Melbourne is a huge place and there is no one "best" primary school.

If you are looking for primary schools I would look at Toorak Primary, Malvern Central Primary, and Solway Primary.

But there would be many more. Also have a look at the primary schools of the top private schools.


----------



## Skybluebrewer

I would say one good way is to actually go and visit for yourself.


----------



## Skybluebrewer

There are a few websites as well for comparing schools in Australia, including lists with both private and public school ratings. An internet search is easy enough to find the different ones.


----------



## Skybluebrewer

And you can also ask on any local group pages for the area you're looking in to see what other parents think about the schools.


----------



## chipster

Univeristy High School and Melbourne High School are quite good


----------



## aussiesteve

chipster said:


> Univeristy High School and Melbourne High School are quite good


Neither of these schools are primary schools, and both also have strict enrolment criteria. You have to live within a specific geographical area, or you have the necessary academic skills. Applications for enrolment are not accepted from interstate or international students


----------



## chipster

aussiesteve said:


> Neither of these schools are primary schools, and both also have strict enrolment criteria. You have to live within a specific geographical area, or you have the necessary academic skills. Applications for enrolment are not accepted from interstate or international students


My mistake, I misread.

It depends on where OP lives to be honest. The best schools are usually have requirements based on location/cost (private schools).

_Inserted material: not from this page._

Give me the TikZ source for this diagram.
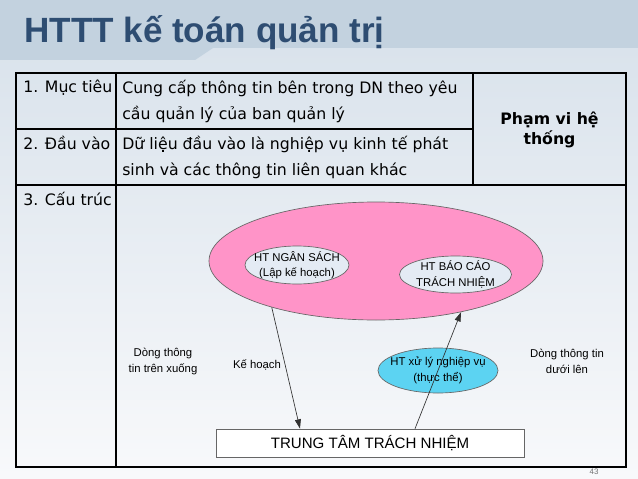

If you are in the North Melbourne suburb, North Melbourne primary school is really good and from memory there is a relationship between it and University High School providing a pathway for your kids to go to one of the best public schools in VIC.

If OP is in the docklands suburb, there is a new primary school popping up next year. I don't know if it is any good but it'll have some new facilities.

Melbourne is pretty big so OP needs to really provide more info.


----------



## ismt

Ayan01 said:


> Which are the best primary schools in Melbourne ? Scholl must include best faculties and atmosphere for younger kids . And proper sanitation.


Well, You can Google it


----------